### WORK INSTRUCTIONS
Print the entries below word for word; the pictures stay out of your copy.

### MATERIAL TO PROCESS
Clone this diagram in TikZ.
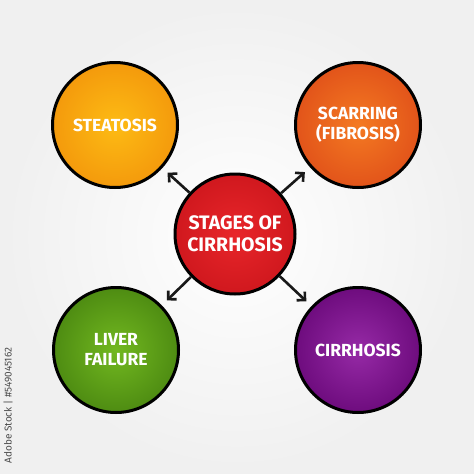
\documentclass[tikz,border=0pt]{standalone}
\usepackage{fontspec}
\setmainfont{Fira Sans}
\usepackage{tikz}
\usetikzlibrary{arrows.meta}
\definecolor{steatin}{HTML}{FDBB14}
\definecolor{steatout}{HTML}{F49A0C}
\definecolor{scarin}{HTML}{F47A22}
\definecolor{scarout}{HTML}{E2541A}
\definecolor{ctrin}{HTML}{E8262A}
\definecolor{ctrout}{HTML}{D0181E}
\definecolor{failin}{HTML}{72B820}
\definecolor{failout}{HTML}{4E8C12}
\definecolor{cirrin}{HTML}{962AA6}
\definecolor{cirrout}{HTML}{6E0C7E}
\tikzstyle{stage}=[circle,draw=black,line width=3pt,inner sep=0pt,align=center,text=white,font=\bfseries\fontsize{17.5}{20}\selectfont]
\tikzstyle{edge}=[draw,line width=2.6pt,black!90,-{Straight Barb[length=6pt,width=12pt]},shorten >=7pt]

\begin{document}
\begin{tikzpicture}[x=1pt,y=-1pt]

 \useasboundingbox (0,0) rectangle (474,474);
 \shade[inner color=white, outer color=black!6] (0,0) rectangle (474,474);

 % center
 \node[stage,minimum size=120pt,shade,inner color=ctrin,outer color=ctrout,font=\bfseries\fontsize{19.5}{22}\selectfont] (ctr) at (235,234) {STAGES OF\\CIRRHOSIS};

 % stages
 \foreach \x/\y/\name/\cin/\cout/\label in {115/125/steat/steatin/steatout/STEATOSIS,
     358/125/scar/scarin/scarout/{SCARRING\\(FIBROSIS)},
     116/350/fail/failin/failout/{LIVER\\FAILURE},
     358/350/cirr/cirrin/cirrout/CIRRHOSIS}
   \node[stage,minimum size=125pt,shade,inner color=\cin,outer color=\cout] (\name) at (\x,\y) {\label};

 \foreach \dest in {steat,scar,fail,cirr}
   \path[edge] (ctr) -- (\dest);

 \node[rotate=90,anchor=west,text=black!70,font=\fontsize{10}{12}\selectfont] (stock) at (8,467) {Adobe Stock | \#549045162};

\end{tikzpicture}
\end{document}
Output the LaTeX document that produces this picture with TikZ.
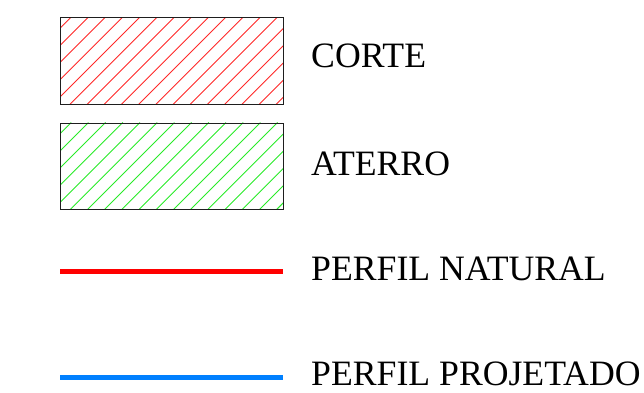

### RESPONSE
Clone this diagram in TikZ.
\documentclass[tikz,border=0pt]{standalone}
\usepackage{fontspec}
\setmainfont{Fira Sans}
\usepackage{tikz}
\usetikzlibrary{arrows.meta}
\definecolor{steatin}{HTML}{FDBB14}
\definecolor{steatout}{HTML}{F49A0C}
\definecolor{scarin}{HTML}{F47A22}
\definecolor{scarout}{HTML}{E2541A}
\definecolor{ctrin}{HTML}{E8262A}
\definecolor{ctrout}{HTML}{D0181E}
\definecolor{failin}{HTML}{72B820}
\definecolor{failout}{HTML}{4E8C12}
\definecolor{cirrin}{HTML}{962AA6}
\definecolor{cirrout}{HTML}{6E0C7E}
\tikzstyle{stage}=[circle,draw=black,line width=3pt,inner sep=0pt,align=center,text=white,font=\bfseries\fontsize{17.5}{20}\selectfont]
\tikzstyle{edge}=[draw,line width=2.6pt,black!90,-{Straight Barb[length=6pt,width=12pt]},shorten >=7pt]

\begin{document}
\begin{tikzpicture}[x=1pt,y=-1pt]

 \useasboundingbox (0,0) rectangle (474,474);
 \shade[inner color=white, outer color=black!6] (0,0) rectangle (474,474);

 % center
 \node[stage,minimum size=120pt,shade,inner color=ctrin,outer color=ctrout,font=\bfseries\fontsize{19.5}{22}\selectfont] (ctr) at (235,234) {STAGES OF\\CIRRHOSIS};

 % stages
 \foreach \x/\y/\name/\cin/\cout/\label in {115/125/steat/steatin/steatout/STEATOSIS,
     358/125/scar/scarin/scarout/{SCARRING\\(FIBROSIS)},
     116/350/fail/failin/failout/{LIVER\\FAILURE},
     358/350/cirr/cirrin/cirrout/CIRRHOSIS}
   \node[stage,minimum size=125pt,shade,inner color=\cin,outer color=\cout] (\name) at (\x,\y) {\label};

 \foreach \dest in {steat,scar,fail,cirr}
   \path[edge] (ctr) -- (\dest);

 \node[rotate=90,anchor=west,text=black!70,font=\fontsize{10}{12}\selectfont] (stock) at (8,467) {Adobe Stock | \#549045162};

\end{tikzpicture}
\end{document}
Output the LaTeX document that produces this picture with TikZ.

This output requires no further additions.